Stated task:
Return the whole listing, line for line, without the pictures in it.

Information supplied:
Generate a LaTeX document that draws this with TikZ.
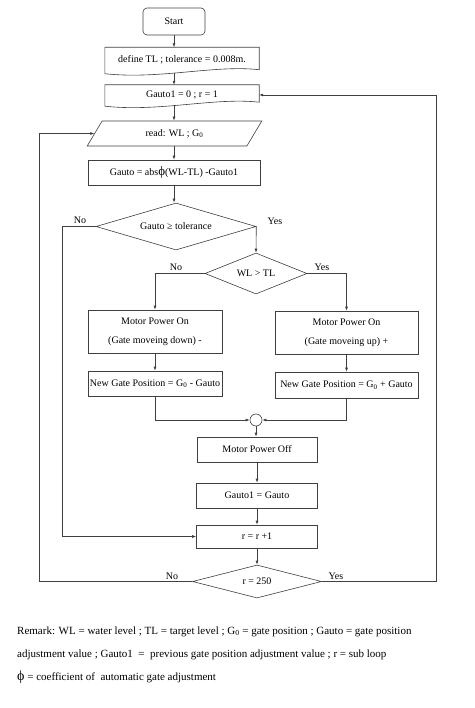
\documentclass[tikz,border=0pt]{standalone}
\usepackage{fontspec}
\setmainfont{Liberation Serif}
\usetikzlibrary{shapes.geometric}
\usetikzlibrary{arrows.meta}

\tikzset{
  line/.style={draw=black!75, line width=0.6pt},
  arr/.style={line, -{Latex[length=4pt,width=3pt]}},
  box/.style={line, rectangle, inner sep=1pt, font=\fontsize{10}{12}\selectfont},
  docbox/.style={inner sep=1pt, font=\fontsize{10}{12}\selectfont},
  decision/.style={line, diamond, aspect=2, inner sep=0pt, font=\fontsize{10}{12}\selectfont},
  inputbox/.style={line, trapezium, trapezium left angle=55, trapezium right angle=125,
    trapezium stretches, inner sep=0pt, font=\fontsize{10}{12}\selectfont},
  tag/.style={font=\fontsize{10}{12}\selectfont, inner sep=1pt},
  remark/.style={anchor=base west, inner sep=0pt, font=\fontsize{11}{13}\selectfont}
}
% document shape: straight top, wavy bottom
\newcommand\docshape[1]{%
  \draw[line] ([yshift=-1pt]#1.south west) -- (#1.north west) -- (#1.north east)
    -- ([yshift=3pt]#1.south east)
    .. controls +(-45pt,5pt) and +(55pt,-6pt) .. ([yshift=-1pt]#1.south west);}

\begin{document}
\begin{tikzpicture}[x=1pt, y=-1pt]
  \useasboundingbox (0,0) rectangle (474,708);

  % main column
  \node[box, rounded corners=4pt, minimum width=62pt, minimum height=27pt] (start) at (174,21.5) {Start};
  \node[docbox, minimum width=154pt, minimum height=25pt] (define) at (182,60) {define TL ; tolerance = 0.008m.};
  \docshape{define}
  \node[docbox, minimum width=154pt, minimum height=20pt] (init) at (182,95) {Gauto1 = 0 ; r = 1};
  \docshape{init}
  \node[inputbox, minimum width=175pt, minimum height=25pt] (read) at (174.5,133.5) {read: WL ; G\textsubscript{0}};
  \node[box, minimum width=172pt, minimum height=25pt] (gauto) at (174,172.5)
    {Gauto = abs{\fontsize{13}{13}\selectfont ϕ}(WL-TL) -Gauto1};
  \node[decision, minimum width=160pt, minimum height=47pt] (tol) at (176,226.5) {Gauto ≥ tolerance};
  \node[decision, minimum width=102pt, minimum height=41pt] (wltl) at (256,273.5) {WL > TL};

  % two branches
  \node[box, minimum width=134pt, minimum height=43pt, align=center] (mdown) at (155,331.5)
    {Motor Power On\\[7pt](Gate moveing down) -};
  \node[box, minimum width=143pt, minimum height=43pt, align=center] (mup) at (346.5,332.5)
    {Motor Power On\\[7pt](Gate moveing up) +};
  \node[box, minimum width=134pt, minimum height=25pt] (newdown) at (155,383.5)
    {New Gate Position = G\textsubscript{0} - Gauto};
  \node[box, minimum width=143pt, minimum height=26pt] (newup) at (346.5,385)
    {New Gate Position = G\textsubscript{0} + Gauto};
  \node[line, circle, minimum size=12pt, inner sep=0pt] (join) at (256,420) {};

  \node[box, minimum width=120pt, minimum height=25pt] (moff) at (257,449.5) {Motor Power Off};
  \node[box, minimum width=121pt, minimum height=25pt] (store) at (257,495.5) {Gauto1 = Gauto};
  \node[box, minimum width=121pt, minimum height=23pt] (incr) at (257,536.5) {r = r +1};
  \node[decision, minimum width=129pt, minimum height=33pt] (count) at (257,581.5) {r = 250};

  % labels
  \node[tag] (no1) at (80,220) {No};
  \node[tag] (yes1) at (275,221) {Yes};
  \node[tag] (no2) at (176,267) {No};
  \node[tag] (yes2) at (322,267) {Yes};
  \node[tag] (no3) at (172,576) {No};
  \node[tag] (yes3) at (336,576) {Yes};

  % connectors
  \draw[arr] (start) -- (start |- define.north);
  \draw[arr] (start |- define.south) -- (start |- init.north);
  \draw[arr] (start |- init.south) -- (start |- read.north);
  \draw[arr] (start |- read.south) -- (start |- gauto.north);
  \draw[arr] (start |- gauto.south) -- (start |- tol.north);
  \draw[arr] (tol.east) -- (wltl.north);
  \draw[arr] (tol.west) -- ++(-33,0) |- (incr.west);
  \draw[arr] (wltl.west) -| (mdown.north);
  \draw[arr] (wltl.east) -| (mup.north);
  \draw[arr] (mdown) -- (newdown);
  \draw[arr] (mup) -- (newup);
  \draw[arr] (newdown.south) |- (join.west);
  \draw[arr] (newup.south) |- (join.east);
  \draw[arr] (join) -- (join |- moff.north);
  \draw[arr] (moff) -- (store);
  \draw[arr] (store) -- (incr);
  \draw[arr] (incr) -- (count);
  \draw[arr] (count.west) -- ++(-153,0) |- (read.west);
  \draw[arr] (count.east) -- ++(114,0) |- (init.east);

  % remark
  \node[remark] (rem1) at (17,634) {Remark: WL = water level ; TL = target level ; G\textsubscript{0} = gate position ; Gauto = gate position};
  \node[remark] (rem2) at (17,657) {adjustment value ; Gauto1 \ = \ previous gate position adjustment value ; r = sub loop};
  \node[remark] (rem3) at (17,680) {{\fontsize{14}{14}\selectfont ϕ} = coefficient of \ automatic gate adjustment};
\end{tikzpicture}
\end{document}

Final answer:
Generate a LaTeX document that draws this with TikZ.
\documentclass[tikz,border=0pt]{standalone}
\usepackage{fontspec}
\setmainfont{Liberation Serif}
\usetikzlibrary{shapes.geometric}
\usetikzlibrary{arrows.meta}

\tikzset{
  line/.style={draw=black!75, line width=0.6pt},
  arr/.style={line, -{Latex[length=4pt,width=3pt]}},
  box/.style={line, rectangle, inner sep=1pt, font=\fontsize{10}{12}\selectfont},
  docbox/.style={inner sep=1pt, font=\fontsize{10}{12}\selectfont},
  decision/.style={line, diamond, aspect=2, inner sep=0pt, font=\fontsize{10}{12}\selectfont},
  inputbox/.style={line, trapezium, trapezium left angle=55, trapezium right angle=125,
    trapezium stretches, inner sep=0pt, font=\fontsize{10}{12}\selectfont},
  tag/.style={font=\fontsize{10}{12}\selectfont, inner sep=1pt},
  remark/.style={anchor=base west, inner sep=0pt, font=\fontsize{11}{13}\selectfont}
}
% document shape: straight top, wavy bottom
\newcommand\docshape[1]{%
  \draw[line] ([yshift=-1pt]#1.south west) -- (#1.north west) -- (#1.north east)
    -- ([yshift=3pt]#1.south east)
    .. controls +(-45pt,5pt) and +(55pt,-6pt) .. ([yshift=-1pt]#1.south west);}

\begin{document}
\begin{tikzpicture}[x=1pt, y=-1pt]
  \useasboundingbox (0,0) rectangle (474,708);

  % main column
  \node[box, rounded corners=4pt, minimum width=62pt, minimum height=27pt] (start) at (174,21.5) {Start};
  \node[docbox, minimum width=154pt, minimum height=25pt] (define) at (182,60) {define TL ; tolerance = 0.008m.};
  \docshape{define}
  \node[docbox, minimum width=154pt, minimum height=20pt] (init) at (182,95) {Gauto1 = 0 ; r = 1};
  \docshape{init}
  \node[inputbox, minimum width=175pt, minimum height=25pt] (read) at (174.5,133.5) {read: WL ; G\textsubscript{0}};
  \node[box, minimum width=172pt, minimum height=25pt] (gauto) at (174,172.5)
    {Gauto = abs{\fontsize{13}{13}\selectfont ϕ}(WL-TL) -Gauto1};
  \node[decision, minimum width=160pt, minimum height=47pt] (tol) at (176,226.5) {Gauto ≥ tolerance};
  \node[decision, minimum width=102pt, minimum height=41pt] (wltl) at (256,273.5) {WL > TL};

  % two branches
  \node[box, minimum width=134pt, minimum height=43pt, align=center] (mdown) at (155,331.5)
    {Motor Power On\\[7pt](Gate moveing down) -};
  \node[box, minimum width=143pt, minimum height=43pt, align=center] (mup) at (346.5,332.5)
    {Motor Power On\\[7pt](Gate moveing up) +};
  \node[box, minimum width=134pt, minimum height=25pt] (newdown) at (155,383.5)
    {New Gate Position = G\textsubscript{0} - Gauto};
  \node[box, minimum width=143pt, minimum height=26pt] (newup) at (346.5,385)
    {New Gate Position = G\textsubscript{0} + Gauto};
  \node[line, circle, minimum size=12pt, inner sep=0pt] (join) at (256,420) {};

  \node[box, minimum width=120pt, minimum height=25pt] (moff) at (257,449.5) {Motor Power Off};
  \node[box, minimum width=121pt, minimum height=25pt] (store) at (257,495.5) {Gauto1 = Gauto};
  \node[box, minimum width=121pt, minimum height=23pt] (incr) at (257,536.5) {r = r +1};
  \node[decision, minimum width=129pt, minimum height=33pt] (count) at (257,581.5) {r = 250};

  % labels
  \node[tag] (no1) at (80,220) {No};
  \node[tag] (yes1) at (275,221) {Yes};
  \node[tag] (no2) at (176,267) {No};
  \node[tag] (yes2) at (322,267) {Yes};
  \node[tag] (no3) at (172,576) {No};
  \node[tag] (yes3) at (336,576) {Yes};

  % connectors
  \draw[arr] (start) -- (start |- define.north);
  \draw[arr] (start |- define.south) -- (start |- init.north);
  \draw[arr] (start |- init.south) -- (start |- read.north);
  \draw[arr] (start |- read.south) -- (start |- gauto.north);
  \draw[arr] (start |- gauto.south) -- (start |- tol.north);
  \draw[arr] (tol.east) -- (wltl.north);
  \draw[arr] (tol.west) -- ++(-33,0) |- (incr.west);
  \draw[arr] (wltl.west) -| (mdown.north);
  \draw[arr] (wltl.east) -| (mup.north);
  \draw[arr] (mdown) -- (newdown);
  \draw[arr] (mup) -- (newup);
  \draw[arr] (newdown.south) |- (join.west);
  \draw[arr] (newup.south) |- (join.east);
  \draw[arr] (join) -- (join |- moff.north);
  \draw[arr] (moff) -- (store);
  \draw[arr] (store) -- (incr);
  \draw[arr] (incr) -- (count);
  \draw[arr] (count.west) -- ++(-153,0) |- (read.west);
  \draw[arr] (count.east) -- ++(114,0) |- (init.east);

  % remark
  \node[remark] (rem1) at (17,634) {Remark: WL = water level ; TL = target level ; G\textsubscript{0} = gate position ; Gauto = gate position};
  \node[remark] (rem2) at (17,657) {adjustment value ; Gauto1 \ = \ previous gate position adjustment value ; r = sub loop};
  \node[remark] (rem3) at (17,680) {{\fontsize{14}{14}\selectfont ϕ} = coefficient of \ automatic gate adjustment};
\end{tikzpicture}
\end{document}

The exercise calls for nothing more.